Quantitative comparisons of coal tar-induced mouse pulmonary tumors with transcriptomic-based pathway perturbations using predictive models of additivity

This work scrutinized the utility of transcriptomic data for evaluating different models of additivity to assess the toxicological properties of PAHs and PAH mixtures. Since the analyses are based on pathway perturbations related to carcinogenesis, the results have implications for the quantitative risk assessment of PAH-containing mixtures. To enhance the utility of transcriptomic profiling for quantitative risk assessment, we also compared the transcriptional BMD values with those for a relevant apical endpoint (e.g., coal tar-induced lung tumor incidence). The CT-Mix transcriptional BMDs for the cancer-related pathways (Table 1) observed here (ranging from 1.61 to 3.02 mg/kg-day) were similar to the Culp et al. (1998) lung tumor BMD value of 2.47 mg/kg-bw/day. Similarly, the BMDs for the cancer-related pathways generated by the IA model (ranging from 1.70 to 3.69 mg/kg-day) were also close to the lung tumor BMD value. It is important to note that the proportion of non-PAH content in the coal tar used in the Culp et al. (1998) study is not available and thus, it is difficult to accurately conclude if the observed carcinogenic responses in the feeding study are reflected in the transcriptomic responses. Moreover, the background of the B6C3F1 mouse strain used in the Culp et al. (1998) study differs from the background of the Muta™Mouse (BALB/C-DBA/2) used in this study. Despite of the stated differences, there was a high degree of concordance between the transcriptional and lung tumor BMD values. Thus, although based on only one PAH-containing mixture, the concordance between the predicted cancer-pathway BMDs and lung tumor BMDs suggests that this type of cancer-related pathway data predicted using the IA model of additivity involving the eight genotoxic-carcinogenic PAHs might be a useful screening tool for the initial estimation of a PAH-containing mixture’s cancer risk.

Conclusions

This study used transcriptomics-derived pathway perturbations induced by individual PAHs to evaluate the applicability of such data in deriving predictions of pathway perturbations for synthetic and complex mixtures of PAHs. We demonstrate a strategy that used pathway-level transcriptional data and conventional mathematical models to evaluate several approaches to predict the effects of PAH-containing mixtures.

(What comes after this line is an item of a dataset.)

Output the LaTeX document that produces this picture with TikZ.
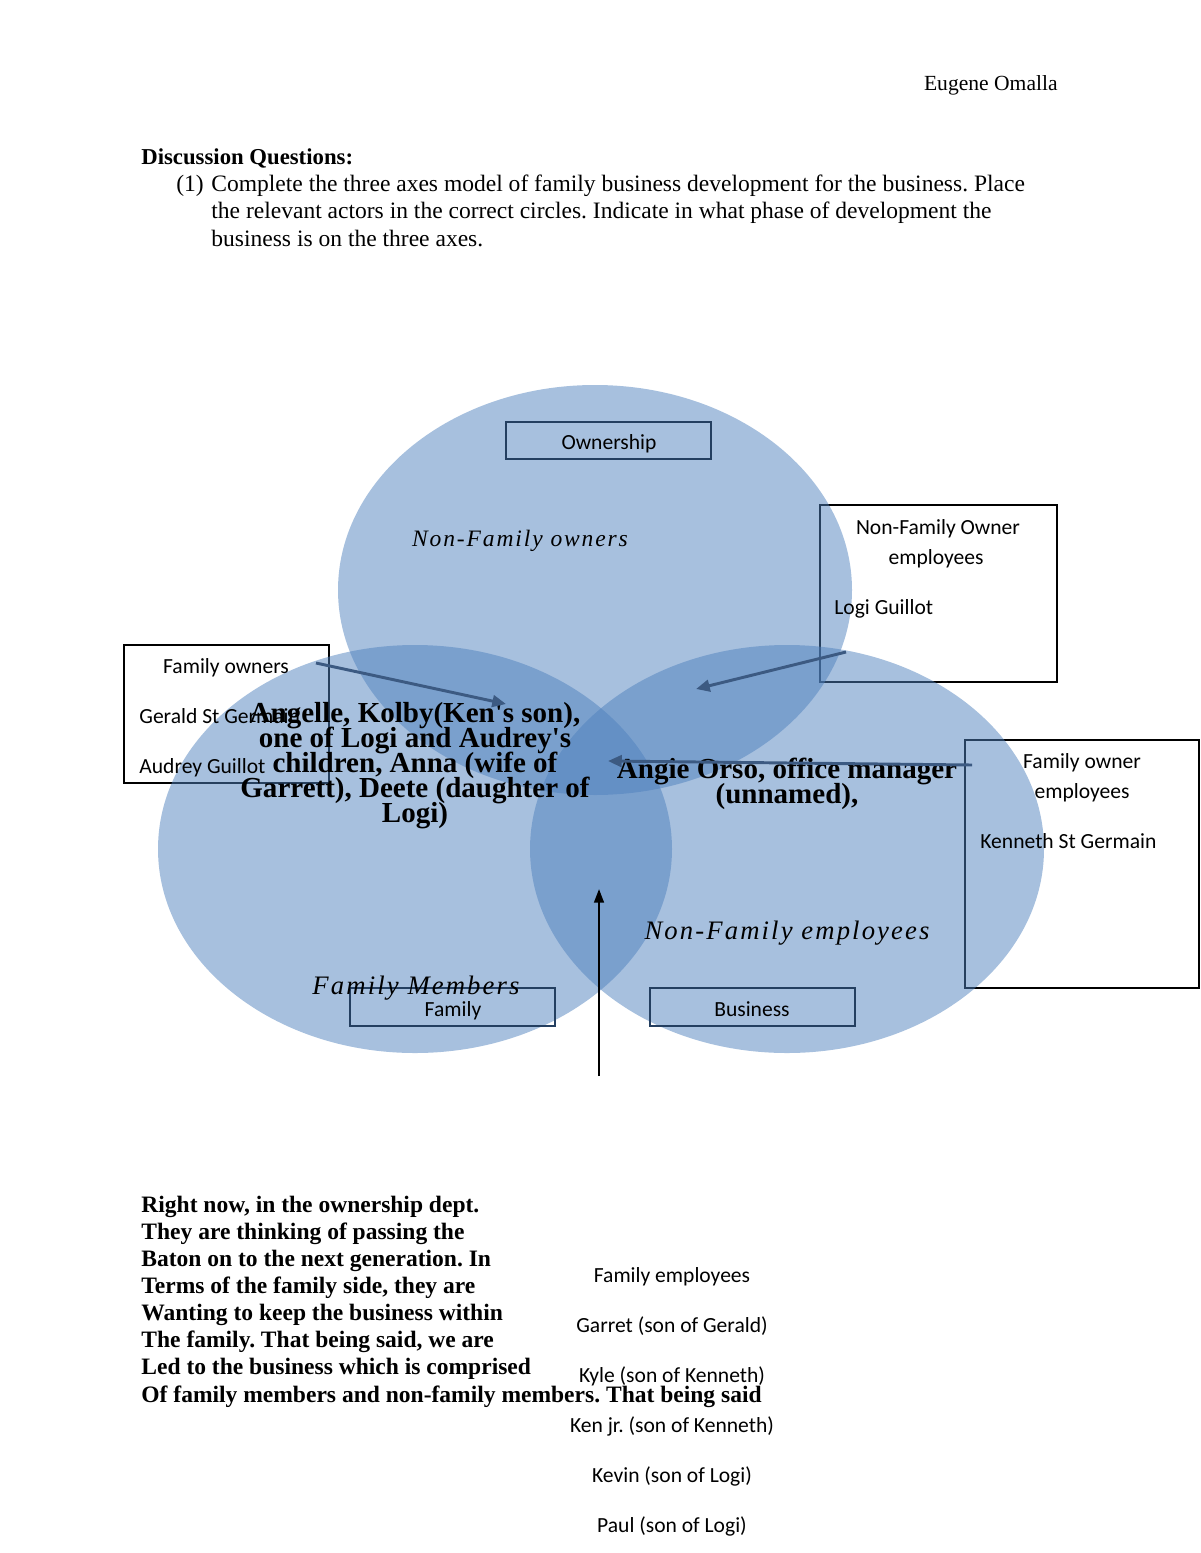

In contrast to the assumption of dose additivity that is commonly employed for PAH-containing mixtures (i.e., CA-based approach), our results imply that perturbations of toxicity pathways, some of which have been implicated in carcinogenesis, are best predicted by a model that assumes dissimilar modes of action for mixture components (i.e., IA-based approach). The median change in expression value for DEGs associated with perturbed pathways and dose–response analyses of the gene expression data for perturbed pathways were successfully incorporated into existing predictive models of additivity. The transcriptional BMDs generated using the mathematical models of additivity resulted in values consistent with lung tumor development induced by coal tar (BMD: 2.5 mg/kg-bw/day; BMDL: 1.5 mg/kg-bw/day). Since the pathway perturbations noted in our study are biologically linked to PAH-induced carcinogenesis, it is biologically plausible that the doses at which these pathways are affected might approximate the dose at which adverse outcome would be expected. As the public repository of genomics datasets for individual chemicals is populated, and the underlying mechanisms of toxicity are revealed, these types of data can be used for prioritizing mixtures for further toxicity testing.

Our comparisons of observed and predicted responses under different additive models indicate that CA, which is traditionally used for risk assessment of PAH mixtures, over-estimates the responses compared to what is actually observed. This suggests that the traditional additive paradigm, which employs CA and PEFs to determine the effective amount of a reference compound (e.g., BaP), may yield conservative risk estimates. Additional work examining other PAH mixtures would be required to validate this conclusion.